Since the summer of 2020, when conversations on race sharply increased due to the rise of the Black Lives Matter movement, it has become increasingly clear that many people’s understanding of race – however well-intentioned – appears to be rooted in absolute, fixed ideas about identity that cloud their ability to see nuance. It is perfectly possible to see how someone like Lineker, who has olive skin and somewhat ambiguous features, could have been perceived as deviant from whiteness and therefore racially abused. One of the biggest pitfalls in the fight against racism (something not helped by the shallow discourse of social media) is believing there is anything innate or real about whiteness, or any race, when there is not. The boundaries of who is or isn’t white are flexible, and are dependent on how people are perceived by others in the wider social context. 

[See also: Gary Lineker: “The BBC can’t stop me talking about politics”]

A similar line of thinking was exposed last year when the actor and host of The View, Whoopi Goldberg, suggested the Holocaust wasn’t about race because Jewish people are white – a statement she subsequently and unequivocally apologised for. While, in some contexts, the prevailing view is that Jewish people capable of being racialised as white are white, it is clear that in other contexts they weren’t racialised as white at all (such as in Nazi Germany). At various points of Western history, Irish and Italian people have been regarded as not white; and in the 1930s, when there was a labour shortage in the US, Mexican people were regarded on the census as white. The boundaries of who is “white” are blurred, and when we seek to guard too rigorously the boundaries of who can take on what identity – and therefore who can experience racism – we only further entrench racial categories that are not innate. Ironically, the result is the further perpetuation of racism. As the American author Ta-Nehisi Coates simply puts it: “Race is the child of racism, not the father.” The fiction of race is created to facilitate racism.

Yet I do have sympathy with people of colour who may have been surprised by Lineker’s comments – many of us feel ground down by the racism we have personally experienced, and we’ve all had instances where it felt like people racialised as white falsely claim to know first-hand the deleterious impact that racism has. It is also possible to construe Lineker saying “I’m as English as they come” as problematic – though I have no personal problem with him stating he’s ethnically English. But the long-term solution, if the ultimate aim is to live in a racially liberated society, can’t be to reinforce racial categories and boundaries so much that we end up reinforcing our own oppression, while failing to see how race itself has no innate existence at all.

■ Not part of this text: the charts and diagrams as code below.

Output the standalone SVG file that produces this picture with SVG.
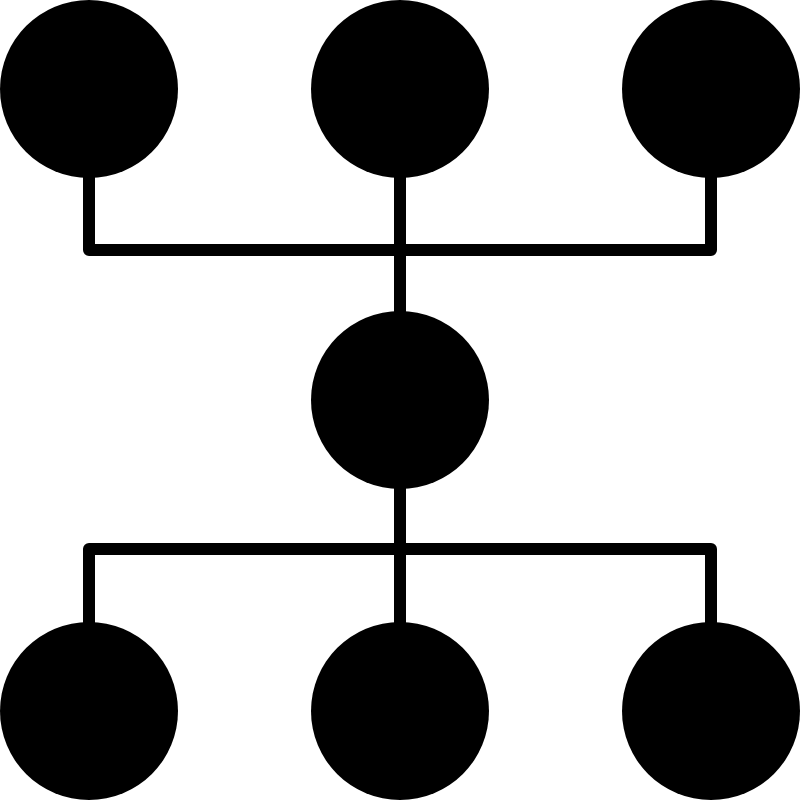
<svg xmlns="http://www.w3.org/2000/svg" width="800" height="800" viewBox="0 0 800 800">
  <style>
    .node { fill: #000; }
    .conn { fill: none; stroke: #000; stroke-width: 12; stroke-linejoin: round; stroke-linecap: butt; }
  </style>
  <rect width="800" height="800" fill="#fff"/>
  <g id="connectors">
    <polyline class="conn" points="89,170 89,250 711,250 711,170"/>
    <line class="conn" x1="400" y1="170" x2="400" y2="320"/>
    <line class="conn" x1="400" y1="480" x2="400" y2="630"/>
    <polyline class="conn" points="89,630 89,549 711,549 711,630"/>
  </g>
  <g id="node-top-left"><circle class="node" cx="89" cy="89" r="89"/></g>
  <g id="node-top-center"><circle class="node" cx="400" cy="89" r="89"/></g>
  <g id="node-top-right"><circle class="node" cx="711" cy="89" r="89"/></g>
  <g id="node-center"><circle class="node" cx="400" cy="400" r="89"/></g>
  <g id="node-bottom-left"><circle class="node" cx="89" cy="711" r="89"/></g>
  <g id="node-bottom-center"><circle class="node" cx="400" cy="711" r="89"/></g>
  <g id="node-bottom-right"><circle class="node" cx="711" cy="711" r="89"/></g>
</svg>
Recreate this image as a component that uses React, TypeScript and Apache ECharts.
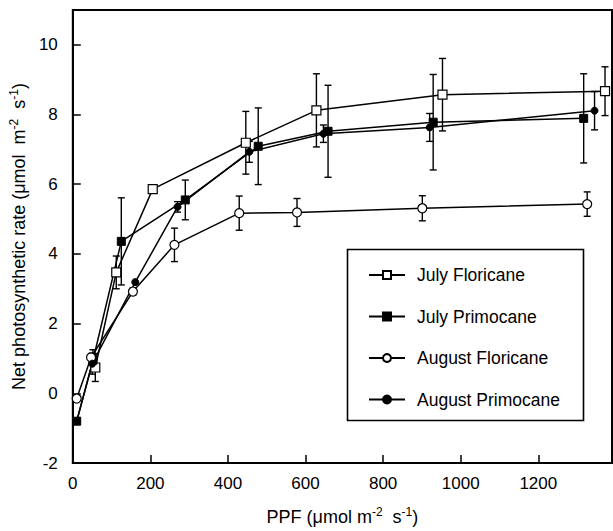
import React, { useEffect, useRef } from "react";
import * as echarts from "echarts";

// July Floricane
const jfX = [58, 112, 206, 446, 628, 953, 1372];
const jfY = [0.74, 3.47, 5.86, 7.19, 8.12, 8.57, 8.67];
const jfE = [0.4, 0.47, 0.08, 0.9, 1.05, 1.04, 0.7];
// July Primocane
const jpX = [10, 52, 125, 290, 478, 658, 929, 1317];
const jpY = [-0.8, 0.95, 4.36, 5.55, 7.09, 7.52, 7.78, 7.89];
const jpE = [0, 0.3, 1.25, 0.57, 1.1, 1.32, 1.37, 1.28];
// August Floricane
const afX = [10, 47, 155, 262, 429, 578, 901, 1326];
const afY = [-0.15, 1.03, 2.92, 4.26, 5.17, 5.19, 5.31, 5.43];
const afE = [0, 0, 0.1, 0.48, 0.49, 0.4, 0.36, 0.35];
// August Primocane
const apX = [10, 50, 161, 270, 455, 646, 920, 1345];
const apY = [-0.8, 0.85, 3.19, 5.35, 6.93, 7.45, 7.63, 8.11];
const apE = [0, 0.3, 0, 0.15, 0.3, 0.25, 0.4, 0.55];

const seriesNames = ["July Floricane", "July Primocane", "August Floricane", "August Primocane"];
const FONT = "Liberation Sans, Arial, sans-serif";

function pts(xs: number[], ys: number[]) {
  return xs.map((x, i) => [x, ys[i]]);
}
function errs(xs: number[], ys: number[], es: number[]) {
  return xs.map((x, i) => [x, ys[i] - es[i], ys[i] + es[i]]).filter((_, i) => es[i] > 0.05);
}

export default function App() {
  const ref = useRef<HTMLDivElement>(null);
  useEffect(() => {
    if (!ref.current) return;
    const chart = echarts.init(ref.current, null, { renderer: "svg" });
    const lineBase = {
      type: "line" as const,
      z: 3,
      lineStyle: { color: "#000", width: 1.5 },
      itemStyle: { color: "#000", borderColor: "#000", borderWidth: 1.2 },
      symbolSize: 9,
      emphasis: { disabled: true },
    };
    const openStyle = { color: "#fff", borderColor: "#000", borderWidth: 1.2 };
    const filledStyle = { color: "#000", borderColor: "#000", borderWidth: 1 };
    const errSeries = (name: string, data: number[][]) => ({
      type: "custom" as const,
      name,
      z: 2,
      data,
      encode: { x: 0, y: [1, 2] },
      renderItem: (params: any, api: any) => {
        const x = api.value(0);
        const lo = api.coord([x, api.value(1)]);
        const hi = api.coord([x, api.value(2)]);
        const w = 3.5;
        const st = { stroke: "#000", lineWidth: 1.4 };
        return {
          type: "group",
          children: [
            { type: "line", shape: { x1: lo[0], y1: lo[1], x2: hi[0], y2: hi[1] }, style: st },
            { type: "line", shape: { x1: lo[0] - w, y1: lo[1], x2: lo[0] + w, y2: lo[1] }, style: st },
            { type: "line", shape: { x1: hi[0] - w, y1: hi[1], x2: hi[0] + w, y2: hi[1] }, style: st },
          ],
        };
      },
    });
    const sup = { fontSize: 12, fontFamily: FONT, color: "#000", verticalAlign: "top" as const, lineHeight: 19 };
    const base = { fontSize: 18, fontFamily: FONT, color: "#000", lineHeight: 22 };
    chart.setOption({
      animation: false,
      backgroundColor: "#fff",
      grid: { left: 72, right: 1, top: 10, bottom: 68, show: true, borderColor: "#000", borderWidth: 2, backgroundColor: "transparent" },
      xAxis: {
        type: "value",
        min: 0,
        max: 1390,
        interval: 200,
        name: "{a|PPF (μmol m}{s|-2}{a|  s}{s|-1}{a|)}",
        nameLocation: "middle",
        nameGap: 43,
        nameTextStyle: { rich: { a: base, s: sup } },
        axisLine: { show: true, onZero: false, lineStyle: { color: "#000", width: 2 } },
        axisTick: { show: true, inside: true, length: 8, lineStyle: { color: "#000", width: 1.5 } },
        axisLabel: {
          color: "#000",
          fontSize: 17,
          fontFamily: FONT,
          margin: 12,
          showMaxLabel: false,
          formatter: (v: number) => String(v),
        },
        splitLine: { show: false },
      },
      yAxis: {
        type: "value",
        min: -2,
        max: 11,
        interval: 2,
        name: "{a|Net photosynthetic rate (μmol  m}{s|-2}{a|  s}{s|-1}{a|)}",
        nameLocation: "middle",
        nameGap: 36,
        nameRotate: 90,
        nameTextStyle: { rich: { a: base, s: sup } },
        axisLine: { show: true, onZero: false, lineStyle: { color: "#000", width: 2 } },
        axisTick: { show: true, inside: true, length: 8, lineStyle: { color: "#000", width: 1.5 } },
        axisLabel: {
          color: "#000",
          fontSize: 17,
          fontFamily: FONT,
          margin: 15,
          showMaxLabel: false,
          formatter: (v: number) => String(v),
        },
        splitLine: { show: false },
      },
      legend: {
        data: seriesNames,
        orient: "vertical",
        left: 363,
        top: 261,
        itemWidth: 36,
        itemHeight: 10,
        itemGap: 23.5,
        selectedMode: false,
        textStyle: { color: "#000", fontSize: 17.5, fontFamily: FONT, padding: [0, 0, 0, 7] },
        z: 5,
      },
      graphic: [
        {
          type: "rect",
          z: 4,
          shape: { x: 347.5, y: 249.5, width: 236, height: 171 },
          style: { fill: "#fff", stroke: "#000", lineWidth: 1.6 },
        },
      ],
      series: [
        errSeries("e1", errs(jfX, jfY, jfE)),
        errSeries("e2", errs(jpX, jpY, jpE)),
        errSeries("e3", errs(afX, afY, afE)),
        errSeries("e4", errs(apX, apY, apE)),
        { ...lineBase, name: seriesNames[0], data: pts(jfX, jfY), symbol: "rect", symbolSize: 9, itemStyle: openStyle },
        { ...lineBase, name: seriesNames[1], data: pts(jpX, jpY), symbol: "rect", symbolSize: 8, itemStyle: filledStyle },
        { ...lineBase, name: seriesNames[2], data: pts(afX, afY), symbol: "circle", symbolSize: 9, itemStyle: openStyle },
        { ...lineBase, name: seriesNames[3], data: pts(apX, apY), symbol: "circle", symbolSize: 7, itemStyle: filledStyle },
      ],
    });
    return () => chart.dispose();
  }, []);
  return <div ref={ref} style={{ position: "fixed", left: 0, top: 0, width: 613, height: 531 }} />;
}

In a social media landscape in which we are constantly encouraged to inhabit a rigid form of racial identity politics, the words of the writer and civil rights activist James Baldwin ring true: “Our passion for categorization, life neatly fitted into pegs, has led to an unforeseen, paradoxical distress; confusion, a breakdown of meaning. Those categories which were meant to define and control the world for us have boomeranged us into chaos; in which limbo we whirl, clutching the straws of our definitions.”